## start

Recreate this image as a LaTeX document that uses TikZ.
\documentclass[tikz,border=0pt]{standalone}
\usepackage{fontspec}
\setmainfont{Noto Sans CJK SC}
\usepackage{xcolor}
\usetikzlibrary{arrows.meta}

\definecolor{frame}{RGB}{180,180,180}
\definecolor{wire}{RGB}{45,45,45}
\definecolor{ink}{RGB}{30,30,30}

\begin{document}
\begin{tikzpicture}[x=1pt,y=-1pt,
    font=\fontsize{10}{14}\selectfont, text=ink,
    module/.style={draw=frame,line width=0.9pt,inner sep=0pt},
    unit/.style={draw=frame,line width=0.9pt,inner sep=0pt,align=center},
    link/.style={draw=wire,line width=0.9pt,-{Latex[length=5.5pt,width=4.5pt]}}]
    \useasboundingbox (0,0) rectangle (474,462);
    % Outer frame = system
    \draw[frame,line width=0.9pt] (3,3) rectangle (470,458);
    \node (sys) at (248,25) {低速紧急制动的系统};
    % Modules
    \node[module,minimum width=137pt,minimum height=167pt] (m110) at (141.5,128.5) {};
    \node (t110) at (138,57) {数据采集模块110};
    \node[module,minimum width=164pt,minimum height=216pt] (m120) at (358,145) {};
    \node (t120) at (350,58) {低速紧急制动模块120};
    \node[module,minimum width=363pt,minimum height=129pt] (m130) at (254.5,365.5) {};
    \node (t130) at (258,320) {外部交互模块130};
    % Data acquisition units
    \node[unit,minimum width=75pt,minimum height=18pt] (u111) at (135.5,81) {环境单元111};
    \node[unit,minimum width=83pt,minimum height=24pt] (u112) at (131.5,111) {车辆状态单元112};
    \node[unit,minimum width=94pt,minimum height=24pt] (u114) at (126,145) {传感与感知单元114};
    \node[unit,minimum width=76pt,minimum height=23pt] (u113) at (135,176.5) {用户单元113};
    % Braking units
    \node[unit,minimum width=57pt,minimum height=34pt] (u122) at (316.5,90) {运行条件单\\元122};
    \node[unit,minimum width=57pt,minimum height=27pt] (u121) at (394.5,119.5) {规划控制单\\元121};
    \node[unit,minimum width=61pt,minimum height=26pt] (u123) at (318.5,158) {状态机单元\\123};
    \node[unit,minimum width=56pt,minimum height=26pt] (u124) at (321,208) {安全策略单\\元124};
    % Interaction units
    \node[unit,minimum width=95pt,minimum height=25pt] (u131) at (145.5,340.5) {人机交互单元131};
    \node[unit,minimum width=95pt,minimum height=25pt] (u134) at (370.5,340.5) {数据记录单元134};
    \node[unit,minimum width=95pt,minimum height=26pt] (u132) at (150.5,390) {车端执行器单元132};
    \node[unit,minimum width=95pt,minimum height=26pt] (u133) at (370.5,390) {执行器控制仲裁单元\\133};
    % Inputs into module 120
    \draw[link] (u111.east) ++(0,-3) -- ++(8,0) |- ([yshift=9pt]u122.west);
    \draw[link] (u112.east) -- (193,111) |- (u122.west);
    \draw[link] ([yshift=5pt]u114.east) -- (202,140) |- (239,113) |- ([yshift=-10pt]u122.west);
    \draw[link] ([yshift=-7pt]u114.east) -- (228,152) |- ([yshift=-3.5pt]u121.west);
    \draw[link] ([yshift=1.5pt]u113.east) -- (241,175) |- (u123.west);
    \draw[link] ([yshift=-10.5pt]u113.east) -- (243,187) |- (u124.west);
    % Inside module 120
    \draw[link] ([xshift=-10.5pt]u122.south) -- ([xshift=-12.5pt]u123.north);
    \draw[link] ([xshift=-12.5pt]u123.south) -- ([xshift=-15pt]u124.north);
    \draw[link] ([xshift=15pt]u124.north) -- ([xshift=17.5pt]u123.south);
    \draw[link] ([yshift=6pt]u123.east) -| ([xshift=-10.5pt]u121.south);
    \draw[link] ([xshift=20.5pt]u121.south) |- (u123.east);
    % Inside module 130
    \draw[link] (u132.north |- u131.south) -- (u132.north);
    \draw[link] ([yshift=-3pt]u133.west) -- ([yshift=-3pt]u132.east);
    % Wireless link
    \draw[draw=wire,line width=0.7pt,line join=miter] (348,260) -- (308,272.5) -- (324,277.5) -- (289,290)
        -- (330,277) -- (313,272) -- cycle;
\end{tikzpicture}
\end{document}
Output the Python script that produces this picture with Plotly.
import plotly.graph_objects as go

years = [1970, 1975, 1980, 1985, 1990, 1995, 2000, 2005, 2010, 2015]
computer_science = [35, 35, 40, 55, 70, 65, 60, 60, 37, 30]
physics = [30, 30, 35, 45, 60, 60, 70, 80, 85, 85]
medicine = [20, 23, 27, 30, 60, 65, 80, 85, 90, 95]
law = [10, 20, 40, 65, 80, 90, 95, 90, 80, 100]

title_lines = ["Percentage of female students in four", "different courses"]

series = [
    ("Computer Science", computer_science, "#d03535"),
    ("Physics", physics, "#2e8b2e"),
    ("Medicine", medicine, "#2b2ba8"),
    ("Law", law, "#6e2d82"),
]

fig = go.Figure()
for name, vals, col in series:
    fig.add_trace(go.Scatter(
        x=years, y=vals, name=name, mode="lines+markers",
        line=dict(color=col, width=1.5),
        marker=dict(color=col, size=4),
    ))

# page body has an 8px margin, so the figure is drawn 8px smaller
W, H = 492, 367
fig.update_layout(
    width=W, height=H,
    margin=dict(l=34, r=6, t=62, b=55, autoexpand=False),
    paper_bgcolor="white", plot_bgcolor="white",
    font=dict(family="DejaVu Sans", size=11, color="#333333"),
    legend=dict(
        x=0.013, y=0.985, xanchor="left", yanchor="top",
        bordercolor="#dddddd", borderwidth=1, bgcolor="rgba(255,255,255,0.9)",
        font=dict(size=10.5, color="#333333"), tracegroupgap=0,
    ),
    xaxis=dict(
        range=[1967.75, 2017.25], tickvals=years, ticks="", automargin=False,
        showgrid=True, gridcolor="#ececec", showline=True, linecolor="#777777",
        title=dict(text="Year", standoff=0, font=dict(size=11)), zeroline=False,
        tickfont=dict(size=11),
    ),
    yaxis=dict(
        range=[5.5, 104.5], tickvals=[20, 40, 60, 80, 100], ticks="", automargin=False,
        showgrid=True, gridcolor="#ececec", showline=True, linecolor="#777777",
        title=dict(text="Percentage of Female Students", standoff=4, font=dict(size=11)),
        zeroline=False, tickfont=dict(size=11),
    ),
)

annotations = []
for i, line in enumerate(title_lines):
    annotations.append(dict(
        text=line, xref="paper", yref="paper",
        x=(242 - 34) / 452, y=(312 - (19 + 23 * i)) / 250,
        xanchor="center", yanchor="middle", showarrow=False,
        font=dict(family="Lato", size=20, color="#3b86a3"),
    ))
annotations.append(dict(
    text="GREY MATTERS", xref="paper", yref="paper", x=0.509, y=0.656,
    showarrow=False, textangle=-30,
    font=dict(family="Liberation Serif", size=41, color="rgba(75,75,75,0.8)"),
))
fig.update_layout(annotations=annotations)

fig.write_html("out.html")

## end

Exercise requirements: Identify and extract each line of the listing that contains "this".

Output below:
Recreate this image as a LaTeX document that uses TikZ.
Output the Python script that produces this picture with Plotly.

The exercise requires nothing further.